The egg shortage points to larger, much more dangerous issues

Lots of price-of-eggs memes in my social media feeds, most of which are pretty stupid because they suggest that the price of eggs is somehow another thing the government has screwed up.

The New Republic has a very good article up by Boyce Upholt that takes a look at the real reason that eggs are so expensive, starting with a look at the weird news coverage of the egg shortage:

Mostly, though, the coverage has pondered one question: Why are eggs so pricey? The answer is relatively straightforward. Yet the egg panic should be raising bigger questions: Might this virus jump to humans, and can anything be done to stop it? These answers are more complicated and may depend on whether we’re willing to give up cheap eggs.

Modern egg farms are less agricultural than sci-fi dystopian. The birds are stuffed into cages that offer less than a single page of printer paper’s worth of space; the cages are stacked, row after row, with some facilities housing more than a million birds. The feed is carefully formulated, the light deliberately manipulated so that the hens are tricked into churning out as many eggs as possible.

For an influenza virus, such barns are paradise. Since the chickens have been engineered to maximize egg production, they’re genetically identical—a buffet of bodies where disease spreads rapidly. The only option for industrial farmers after a bird tests positive, then, is to slaughter every single one in the facility. But the problem goes beyond the size of these cullings. “These birds are immunologically naïve and act as an enormous amplifier of the virus,” virologist Michelle Wille told me last summer. “This obviously means that we have enormous reservoirs for avian influenza … and increases risk for viral transmission. It is with this enormous amplification that we see zoonotic spillover events.”

Mammals generally cannot contract bird flu. Every once in a while, though, evolution allows for a trans-kingdom leap. The pandemic of 1918—the worst in modern history, with a mortality rate 30 times higher than Covid’s—happened after a bird flu virus jumped from Midwestern chicken farms into human populations. Another scary wave of bird flu hit Hong Kong in 1997, when 18 people were infected and six died, a staggering mortality rate. As I noted in my investigation for The New Republic last year, this outbreak was likely prompted by the recent arrival of intensive chicken production in China.

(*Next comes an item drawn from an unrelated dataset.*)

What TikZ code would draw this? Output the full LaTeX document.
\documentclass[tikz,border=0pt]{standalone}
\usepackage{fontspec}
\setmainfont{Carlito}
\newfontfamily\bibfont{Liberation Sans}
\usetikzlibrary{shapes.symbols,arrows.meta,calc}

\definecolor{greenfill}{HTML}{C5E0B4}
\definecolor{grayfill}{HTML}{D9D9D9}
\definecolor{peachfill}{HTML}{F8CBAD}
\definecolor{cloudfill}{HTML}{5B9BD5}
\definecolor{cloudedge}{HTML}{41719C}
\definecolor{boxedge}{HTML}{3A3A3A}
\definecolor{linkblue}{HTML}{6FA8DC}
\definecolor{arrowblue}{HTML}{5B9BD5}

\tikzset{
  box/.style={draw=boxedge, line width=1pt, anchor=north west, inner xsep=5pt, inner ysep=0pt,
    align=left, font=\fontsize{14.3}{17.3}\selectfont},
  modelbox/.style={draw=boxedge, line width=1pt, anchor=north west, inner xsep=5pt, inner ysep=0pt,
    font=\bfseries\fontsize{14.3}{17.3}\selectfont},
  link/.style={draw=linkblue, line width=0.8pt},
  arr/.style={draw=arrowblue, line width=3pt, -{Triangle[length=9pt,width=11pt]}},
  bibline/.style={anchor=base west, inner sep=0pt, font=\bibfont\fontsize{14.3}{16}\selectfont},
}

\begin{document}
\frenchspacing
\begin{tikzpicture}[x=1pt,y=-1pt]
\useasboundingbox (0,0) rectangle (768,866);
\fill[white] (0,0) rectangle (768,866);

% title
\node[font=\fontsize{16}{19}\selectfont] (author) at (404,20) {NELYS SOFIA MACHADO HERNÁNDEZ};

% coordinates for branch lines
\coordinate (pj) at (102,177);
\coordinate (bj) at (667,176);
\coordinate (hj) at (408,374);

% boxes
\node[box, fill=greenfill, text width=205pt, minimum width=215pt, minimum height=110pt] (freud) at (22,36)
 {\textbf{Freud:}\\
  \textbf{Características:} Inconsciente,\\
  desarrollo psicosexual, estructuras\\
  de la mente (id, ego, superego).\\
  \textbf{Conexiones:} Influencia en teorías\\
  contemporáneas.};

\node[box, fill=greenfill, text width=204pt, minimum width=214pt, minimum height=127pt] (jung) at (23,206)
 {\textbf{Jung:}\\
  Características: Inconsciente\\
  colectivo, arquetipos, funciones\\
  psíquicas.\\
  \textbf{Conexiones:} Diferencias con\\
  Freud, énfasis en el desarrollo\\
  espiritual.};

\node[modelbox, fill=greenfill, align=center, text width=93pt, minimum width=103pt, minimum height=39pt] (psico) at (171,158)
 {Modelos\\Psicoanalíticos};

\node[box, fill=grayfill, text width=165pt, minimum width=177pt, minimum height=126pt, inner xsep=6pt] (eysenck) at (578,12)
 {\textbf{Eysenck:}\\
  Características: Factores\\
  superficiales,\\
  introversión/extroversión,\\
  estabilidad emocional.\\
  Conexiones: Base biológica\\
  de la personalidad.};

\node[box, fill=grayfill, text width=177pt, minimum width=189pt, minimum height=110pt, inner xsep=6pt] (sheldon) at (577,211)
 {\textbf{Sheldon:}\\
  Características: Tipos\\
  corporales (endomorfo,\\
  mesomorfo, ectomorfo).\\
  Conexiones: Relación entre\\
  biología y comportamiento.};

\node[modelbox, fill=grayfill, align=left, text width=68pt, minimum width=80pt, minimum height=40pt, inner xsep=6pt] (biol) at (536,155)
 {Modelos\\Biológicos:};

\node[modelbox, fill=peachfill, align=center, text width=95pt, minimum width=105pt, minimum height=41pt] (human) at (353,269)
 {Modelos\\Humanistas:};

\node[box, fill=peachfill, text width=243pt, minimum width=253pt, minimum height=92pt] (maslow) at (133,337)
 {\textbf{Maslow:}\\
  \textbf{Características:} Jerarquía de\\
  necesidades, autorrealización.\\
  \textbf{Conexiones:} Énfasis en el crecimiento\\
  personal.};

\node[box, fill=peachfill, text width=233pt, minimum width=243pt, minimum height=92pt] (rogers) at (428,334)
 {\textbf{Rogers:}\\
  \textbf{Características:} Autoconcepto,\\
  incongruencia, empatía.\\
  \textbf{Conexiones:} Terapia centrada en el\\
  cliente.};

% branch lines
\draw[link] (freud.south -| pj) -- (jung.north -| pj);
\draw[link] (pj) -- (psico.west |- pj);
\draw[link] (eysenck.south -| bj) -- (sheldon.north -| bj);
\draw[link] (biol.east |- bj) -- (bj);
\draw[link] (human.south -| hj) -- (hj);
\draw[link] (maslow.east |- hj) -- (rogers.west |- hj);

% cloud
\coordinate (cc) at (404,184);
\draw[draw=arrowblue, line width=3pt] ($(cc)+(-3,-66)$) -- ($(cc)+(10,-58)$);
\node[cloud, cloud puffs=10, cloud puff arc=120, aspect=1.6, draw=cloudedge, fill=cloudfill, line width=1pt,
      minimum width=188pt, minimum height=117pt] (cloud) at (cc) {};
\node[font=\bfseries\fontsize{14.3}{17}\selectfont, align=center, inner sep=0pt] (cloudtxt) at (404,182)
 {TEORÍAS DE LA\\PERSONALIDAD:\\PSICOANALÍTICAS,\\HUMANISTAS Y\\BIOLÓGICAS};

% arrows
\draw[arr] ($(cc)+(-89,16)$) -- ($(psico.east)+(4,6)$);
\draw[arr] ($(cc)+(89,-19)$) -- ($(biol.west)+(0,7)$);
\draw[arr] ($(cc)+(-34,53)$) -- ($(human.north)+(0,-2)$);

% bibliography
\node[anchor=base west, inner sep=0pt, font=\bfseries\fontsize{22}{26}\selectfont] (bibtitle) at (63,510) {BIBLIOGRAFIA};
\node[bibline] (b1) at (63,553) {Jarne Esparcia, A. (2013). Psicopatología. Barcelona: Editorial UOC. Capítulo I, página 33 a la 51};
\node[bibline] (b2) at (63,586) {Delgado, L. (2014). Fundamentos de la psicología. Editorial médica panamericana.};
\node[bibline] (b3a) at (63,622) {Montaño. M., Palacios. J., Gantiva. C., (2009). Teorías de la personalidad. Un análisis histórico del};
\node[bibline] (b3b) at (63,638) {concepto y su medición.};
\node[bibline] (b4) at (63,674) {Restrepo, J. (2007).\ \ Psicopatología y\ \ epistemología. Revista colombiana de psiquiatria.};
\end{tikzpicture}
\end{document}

In the years since, the disease has slowly spread across the globe, hitchhiking in the bodies of wild birds, which often show no symptoms. Leaps into domestic poultry were rare; the last U.S. outbreak occurred in 2014. But once the virus hit our farms, it grew more contagious, according to officials from the U.S. Department of Agriculture. This strengthened virus spread from farm to farm until, after a then-record 50 million birds were euthanized, the epidemic was contained.

That number jumped in 2022 to 58 million birds killed because of the avian flu.

One infuriating thing I did not know is how our government subsidizes chicken farmers — usually multi-billion dollar corporations whose farming practices exacerbate the problem:

But to focus only on grocery-store prices is to miss the full costs of eggs. The 2014–2015 crisis cost the federal government $879 million, including indemnities paid to chicken companies. According to one estimate, the ripple effects across the U.S. economy reached $3.3 billion.

This year, with a higher death toll, the government will likely spend more. The big chicken companies, meanwhile, are doing just fine. Cal-Maine recently announced record-setting quarterly profits, which has prompted accusations of price gouging. It does seem fishy that a relatively small drop in egg supply can drive such huge jumps in price, but the real cause is more likely to be the unique economics of eggs. This is a staple product with few good substitutes, which means demand is inelastic; even a small drop in supply forces a big jump in price before buyer behavior will change. Collusion or not, the outcome is the same: The spread of bird flu means you spend more in the checkout aisle and more on tax-funded cleanup, while the big companies reap more profit. What incentive do they have to quash this disease?

It’s not clear how quashable the virus is anyway. Mike Stepion, a USDA spokesperson, told me that the best form of protection is keeping wild birds separate from poultry. Wille, the virologist, agreed—noting that, for obvious reasons, this is hard to do with pasture-raised birds. The “pasture-raised” label does allow farmers to move their birds into barns for their safety, and Flocco said Pete and Gerry’s has asked farmers to do so whenever there is a nearby outbreak. That will inevitably happen more in the coming years.

I love eggs. I’ve always loved eggs. But they are one of the things I’ve given up until the industry comes up with ways to make its business model less cruel to chickens and less dangerous to humanity.

I haven’t given up all animal products. I might still get there. But eggs and chickens strike me as a problem that more of us should be worried about, even if we’re not inclined to be animal rights activists.

The abysmal conditions at most large chicken farming operations mean that avian flu will strike and require killing tens of millions of birds, and possibly lead to a strain of the virus that could jump to humans and cause the next big pandemic.